## WORK TO COMPLETE
Exact reproduction of the data is required, with images excluded.

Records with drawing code
────────

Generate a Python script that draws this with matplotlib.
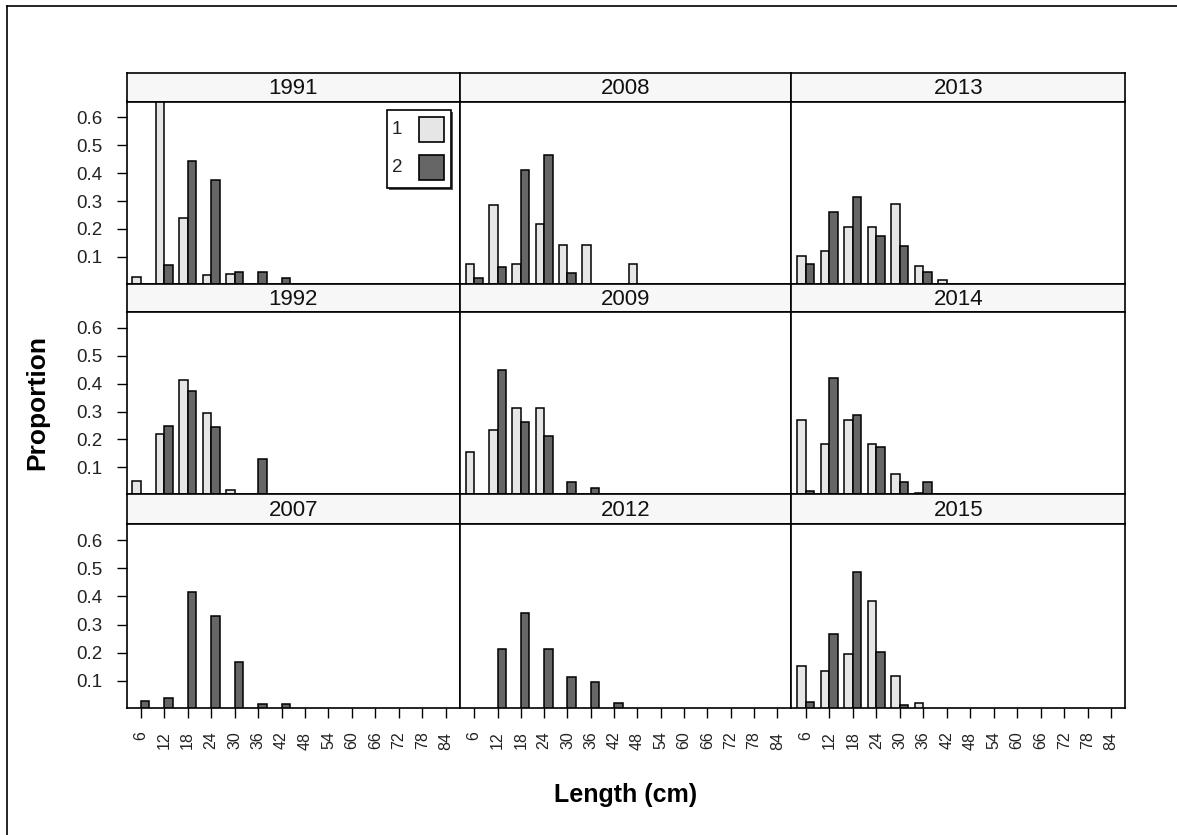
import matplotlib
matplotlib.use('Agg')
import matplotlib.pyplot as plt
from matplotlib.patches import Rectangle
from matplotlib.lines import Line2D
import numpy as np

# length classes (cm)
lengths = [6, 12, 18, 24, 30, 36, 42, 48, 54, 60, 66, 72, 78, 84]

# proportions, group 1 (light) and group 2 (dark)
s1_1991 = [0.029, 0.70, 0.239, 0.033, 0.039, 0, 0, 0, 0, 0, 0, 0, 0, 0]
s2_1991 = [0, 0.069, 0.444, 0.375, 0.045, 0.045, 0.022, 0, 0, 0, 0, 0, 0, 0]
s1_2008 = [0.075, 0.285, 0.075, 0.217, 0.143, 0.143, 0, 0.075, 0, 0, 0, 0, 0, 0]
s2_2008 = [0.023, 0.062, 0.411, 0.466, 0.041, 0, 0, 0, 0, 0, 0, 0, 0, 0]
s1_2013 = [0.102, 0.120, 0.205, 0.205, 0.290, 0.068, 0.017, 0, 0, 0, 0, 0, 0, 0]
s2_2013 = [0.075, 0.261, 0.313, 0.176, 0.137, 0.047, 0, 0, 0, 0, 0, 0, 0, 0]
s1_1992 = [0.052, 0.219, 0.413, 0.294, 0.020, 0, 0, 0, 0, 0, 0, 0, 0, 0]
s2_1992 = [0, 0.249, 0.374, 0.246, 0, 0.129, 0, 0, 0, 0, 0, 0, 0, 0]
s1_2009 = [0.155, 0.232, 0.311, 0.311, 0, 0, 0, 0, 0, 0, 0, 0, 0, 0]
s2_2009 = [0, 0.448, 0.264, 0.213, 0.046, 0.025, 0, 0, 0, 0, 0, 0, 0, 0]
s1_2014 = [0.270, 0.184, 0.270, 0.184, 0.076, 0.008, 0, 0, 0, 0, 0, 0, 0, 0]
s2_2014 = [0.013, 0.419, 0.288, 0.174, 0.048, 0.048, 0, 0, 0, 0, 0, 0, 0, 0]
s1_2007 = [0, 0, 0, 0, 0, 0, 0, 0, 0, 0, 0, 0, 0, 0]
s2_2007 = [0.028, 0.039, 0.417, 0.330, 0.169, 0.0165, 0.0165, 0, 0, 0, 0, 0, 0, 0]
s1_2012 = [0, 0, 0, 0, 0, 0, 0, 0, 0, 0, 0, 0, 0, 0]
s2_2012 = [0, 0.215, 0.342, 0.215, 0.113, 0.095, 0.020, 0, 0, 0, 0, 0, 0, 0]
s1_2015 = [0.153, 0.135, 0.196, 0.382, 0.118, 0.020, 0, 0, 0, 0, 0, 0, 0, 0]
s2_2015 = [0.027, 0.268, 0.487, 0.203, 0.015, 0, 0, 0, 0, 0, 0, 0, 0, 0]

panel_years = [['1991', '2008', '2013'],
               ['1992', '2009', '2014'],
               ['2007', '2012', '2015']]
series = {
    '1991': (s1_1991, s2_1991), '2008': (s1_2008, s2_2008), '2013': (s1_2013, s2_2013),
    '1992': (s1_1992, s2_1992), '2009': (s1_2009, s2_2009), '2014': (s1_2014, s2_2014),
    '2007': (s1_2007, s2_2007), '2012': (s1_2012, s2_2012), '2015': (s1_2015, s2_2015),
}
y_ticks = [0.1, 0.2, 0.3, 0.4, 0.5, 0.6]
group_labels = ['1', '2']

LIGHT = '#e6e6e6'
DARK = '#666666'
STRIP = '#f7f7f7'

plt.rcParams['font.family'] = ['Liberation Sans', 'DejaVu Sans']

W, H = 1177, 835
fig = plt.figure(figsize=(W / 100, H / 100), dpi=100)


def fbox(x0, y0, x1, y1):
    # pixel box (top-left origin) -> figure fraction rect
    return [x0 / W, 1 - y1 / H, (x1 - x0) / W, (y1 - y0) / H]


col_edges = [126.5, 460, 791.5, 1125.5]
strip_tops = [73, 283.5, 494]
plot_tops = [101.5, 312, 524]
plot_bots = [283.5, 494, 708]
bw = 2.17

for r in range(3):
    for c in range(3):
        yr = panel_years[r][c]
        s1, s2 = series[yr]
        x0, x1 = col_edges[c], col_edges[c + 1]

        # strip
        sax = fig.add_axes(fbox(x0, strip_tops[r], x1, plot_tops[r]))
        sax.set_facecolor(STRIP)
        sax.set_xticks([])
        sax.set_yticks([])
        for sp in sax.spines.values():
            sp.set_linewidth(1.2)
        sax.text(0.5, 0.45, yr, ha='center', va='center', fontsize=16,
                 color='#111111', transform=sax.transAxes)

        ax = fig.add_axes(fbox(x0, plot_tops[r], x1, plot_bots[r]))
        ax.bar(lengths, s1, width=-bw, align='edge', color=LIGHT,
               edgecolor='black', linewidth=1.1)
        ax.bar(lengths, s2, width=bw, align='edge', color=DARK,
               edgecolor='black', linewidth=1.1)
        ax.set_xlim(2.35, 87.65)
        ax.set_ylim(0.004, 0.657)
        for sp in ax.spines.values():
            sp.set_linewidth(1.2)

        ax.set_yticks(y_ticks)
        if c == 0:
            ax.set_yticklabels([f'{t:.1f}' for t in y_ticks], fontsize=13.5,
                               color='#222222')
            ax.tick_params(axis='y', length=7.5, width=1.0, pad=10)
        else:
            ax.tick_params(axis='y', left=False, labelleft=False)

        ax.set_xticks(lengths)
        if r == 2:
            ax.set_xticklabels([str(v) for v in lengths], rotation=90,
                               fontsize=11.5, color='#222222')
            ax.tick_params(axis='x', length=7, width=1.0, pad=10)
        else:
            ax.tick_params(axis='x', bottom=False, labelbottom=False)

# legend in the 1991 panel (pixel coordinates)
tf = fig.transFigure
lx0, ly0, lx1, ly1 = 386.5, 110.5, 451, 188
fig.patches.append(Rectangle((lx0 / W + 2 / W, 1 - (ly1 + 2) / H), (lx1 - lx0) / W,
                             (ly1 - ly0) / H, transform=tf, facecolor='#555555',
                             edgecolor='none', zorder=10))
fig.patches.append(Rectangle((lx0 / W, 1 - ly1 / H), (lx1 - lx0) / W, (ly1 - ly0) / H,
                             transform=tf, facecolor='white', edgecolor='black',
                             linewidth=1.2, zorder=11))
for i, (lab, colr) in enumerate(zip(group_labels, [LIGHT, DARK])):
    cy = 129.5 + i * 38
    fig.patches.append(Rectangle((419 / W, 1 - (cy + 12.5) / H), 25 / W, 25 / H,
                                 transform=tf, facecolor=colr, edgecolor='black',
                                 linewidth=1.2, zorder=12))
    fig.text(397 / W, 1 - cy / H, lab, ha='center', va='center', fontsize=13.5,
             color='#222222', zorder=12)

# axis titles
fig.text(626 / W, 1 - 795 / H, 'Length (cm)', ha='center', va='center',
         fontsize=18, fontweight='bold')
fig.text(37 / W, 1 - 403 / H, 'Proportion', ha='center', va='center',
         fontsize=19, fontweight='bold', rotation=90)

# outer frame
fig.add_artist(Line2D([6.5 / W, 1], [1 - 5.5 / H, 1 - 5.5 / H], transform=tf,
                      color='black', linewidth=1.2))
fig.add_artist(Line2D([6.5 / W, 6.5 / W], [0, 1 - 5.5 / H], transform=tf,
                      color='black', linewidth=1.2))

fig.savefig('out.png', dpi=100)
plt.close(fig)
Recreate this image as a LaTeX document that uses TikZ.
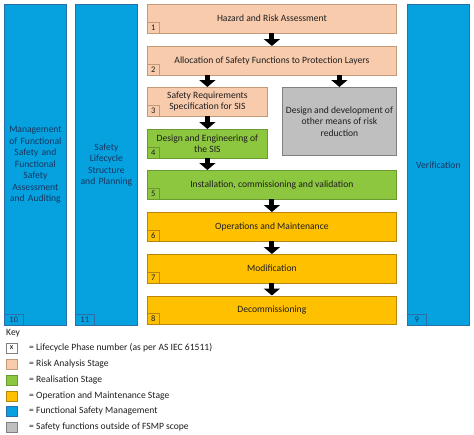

────────

## EXERCISE OUTPUT
Generate a Python script that draws this with matplotlib.
import matplotlib
matplotlib.use('Agg')
import matplotlib.pyplot as plt
from matplotlib.patches import Rectangle
from matplotlib.lines import Line2D
import numpy as np

# length classes (cm)
lengths = [6, 12, 18, 24, 30, 36, 42, 48, 54, 60, 66, 72, 78, 84]

# proportions, group 1 (light) and group 2 (dark)
s1_1991 = [0.029, 0.70, 0.239, 0.033, 0.039, 0, 0, 0, 0, 0, 0, 0, 0, 0]
s2_1991 = [0, 0.069, 0.444, 0.375, 0.045, 0.045, 0.022, 0, 0, 0, 0, 0, 0, 0]
s1_2008 = [0.075, 0.285, 0.075, 0.217, 0.143, 0.143, 0, 0.075, 0, 0, 0, 0, 0, 0]
s2_2008 = [0.023, 0.062, 0.411, 0.466, 0.041, 0, 0, 0, 0, 0, 0, 0, 0, 0]
s1_2013 = [0.102, 0.120, 0.205, 0.205, 0.290, 0.068, 0.017, 0, 0, 0, 0, 0, 0, 0]
s2_2013 = [0.075, 0.261, 0.313, 0.176, 0.137, 0.047, 0, 0, 0, 0, 0, 0, 0, 0]
s1_1992 = [0.052, 0.219, 0.413, 0.294, 0.020, 0, 0, 0, 0, 0, 0, 0, 0, 0]
s2_1992 = [0, 0.249, 0.374, 0.246, 0, 0.129, 0, 0, 0, 0, 0, 0, 0, 0]
s1_2009 = [0.155, 0.232, 0.311, 0.311, 0, 0, 0, 0, 0, 0, 0, 0, 0, 0]
s2_2009 = [0, 0.448, 0.264, 0.213, 0.046, 0.025, 0, 0, 0, 0, 0, 0, 0, 0]
s1_2014 = [0.270, 0.184, 0.270, 0.184, 0.076, 0.008, 0, 0, 0, 0, 0, 0, 0, 0]
s2_2014 = [0.013, 0.419, 0.288, 0.174, 0.048, 0.048, 0, 0, 0, 0, 0, 0, 0, 0]
s1_2007 = [0, 0, 0, 0, 0, 0, 0, 0, 0, 0, 0, 0, 0, 0]
s2_2007 = [0.028, 0.039, 0.417, 0.330, 0.169, 0.0165, 0.0165, 0, 0, 0, 0, 0, 0, 0]
s1_2012 = [0, 0, 0, 0, 0, 0, 0, 0, 0, 0, 0, 0, 0, 0]
s2_2012 = [0, 0.215, 0.342, 0.215, 0.113, 0.095, 0.020, 0, 0, 0, 0, 0, 0, 0]
s1_2015 = [0.153, 0.135, 0.196, 0.382, 0.118, 0.020, 0, 0, 0, 0, 0, 0, 0, 0]
s2_2015 = [0.027, 0.268, 0.487, 0.203, 0.015, 0, 0, 0, 0, 0, 0, 0, 0, 0]

panel_years = [['1991', '2008', '2013'],
               ['1992', '2009', '2014'],
               ['2007', '2012', '2015']]
series = {
    '1991': (s1_1991, s2_1991), '2008': (s1_2008, s2_2008), '2013': (s1_2013, s2_2013),
    '1992': (s1_1992, s2_1992), '2009': (s1_2009, s2_2009), '2014': (s1_2014, s2_2014),
    '2007': (s1_2007, s2_2007), '2012': (s1_2012, s2_2012), '2015': (s1_2015, s2_2015),
}
y_ticks = [0.1, 0.2, 0.3, 0.4, 0.5, 0.6]
group_labels = ['1', '2']

LIGHT = '#e6e6e6'
DARK = '#666666'
STRIP = '#f7f7f7'

plt.rcParams['font.family'] = ['Liberation Sans', 'DejaVu Sans']

W, H = 1177, 835
fig = plt.figure(figsize=(W / 100, H / 100), dpi=100)


def fbox(x0, y0, x1, y1):
    # pixel box (top-left origin) -> figure fraction rect
    return [x0 / W, 1 - y1 / H, (x1 - x0) / W, (y1 - y0) / H]


col_edges = [126.5, 460, 791.5, 1125.5]
strip_tops = [73, 283.5, 494]
plot_tops = [101.5, 312, 524]
plot_bots = [283.5, 494, 708]
bw = 2.17

for r in range(3):
    for c in range(3):
        yr = panel_years[r][c]
        s1, s2 = series[yr]
        x0, x1 = col_edges[c], col_edges[c + 1]

        # strip
        sax = fig.add_axes(fbox(x0, strip_tops[r], x1, plot_tops[r]))
        sax.set_facecolor(STRIP)
        sax.set_xticks([])
        sax.set_yticks([])
        for sp in sax.spines.values():
            sp.set_linewidth(1.2)
        sax.text(0.5, 0.45, yr, ha='center', va='center', fontsize=16,
                 color='#111111', transform=sax.transAxes)

        ax = fig.add_axes(fbox(x0, plot_tops[r], x1, plot_bots[r]))
        ax.bar(lengths, s1, width=-bw, align='edge', color=LIGHT,
               edgecolor='black', linewidth=1.1)
        ax.bar(lengths, s2, width=bw, align='edge', color=DARK,
               edgecolor='black', linewidth=1.1)
        ax.set_xlim(2.35, 87.65)
        ax.set_ylim(0.004, 0.657)
        for sp in ax.spines.values():
            sp.set_linewidth(1.2)

        ax.set_yticks(y_ticks)
        if c == 0:
            ax.set_yticklabels([f'{t:.1f}' for t in y_ticks], fontsize=13.5,
                               color='#222222')
            ax.tick_params(axis='y', length=7.5, width=1.0, pad=10)
        else:
            ax.tick_params(axis='y', left=False, labelleft=False)

        ax.set_xticks(lengths)
        if r == 2:
            ax.set_xticklabels([str(v) for v in lengths], rotation=90,
                               fontsize=11.5, color='#222222')
            ax.tick_params(axis='x', length=7, width=1.0, pad=10)
        else:
            ax.tick_params(axis='x', bottom=False, labelbottom=False)

# legend in the 1991 panel (pixel coordinates)
tf = fig.transFigure
lx0, ly0, lx1, ly1 = 386.5, 110.5, 451, 188
fig.patches.append(Rectangle((lx0 / W + 2 / W, 1 - (ly1 + 2) / H), (lx1 - lx0) / W,
                             (ly1 - ly0) / H, transform=tf, facecolor='#555555',
                             edgecolor='none', zorder=10))
fig.patches.append(Rectangle((lx0 / W, 1 - ly1 / H), (lx1 - lx0) / W, (ly1 - ly0) / H,
                             transform=tf, facecolor='white', edgecolor='black',
                             linewidth=1.2, zorder=11))
for i, (lab, colr) in enumerate(zip(group_labels, [LIGHT, DARK])):
    cy = 129.5 + i * 38
    fig.patches.append(Rectangle((419 / W, 1 - (cy + 12.5) / H), 25 / W, 25 / H,
                                 transform=tf, facecolor=colr, edgecolor='black',
                                 linewidth=1.2, zorder=12))
    fig.text(397 / W, 1 - cy / H, lab, ha='center', va='center', fontsize=13.5,
             color='#222222', zorder=12)

# axis titles
fig.text(626 / W, 1 - 795 / H, 'Length (cm)', ha='center', va='center',
         fontsize=18, fontweight='bold')
fig.text(37 / W, 1 - 403 / H, 'Proportion', ha='center', va='center',
         fontsize=19, fontweight='bold', rotation=90)

# outer frame
fig.add_artist(Line2D([6.5 / W, 1], [1 - 5.5 / H, 1 - 5.5 / H], transform=tf,
                      color='black', linewidth=1.2))
fig.add_artist(Line2D([6.5 / W, 6.5 / W], [0, 1 - 5.5 / H], transform=tf,
                      color='black', linewidth=1.2))

fig.savefig('out.png', dpi=100)
plt.close(fig)
Recreate this image as a LaTeX document that uses TikZ.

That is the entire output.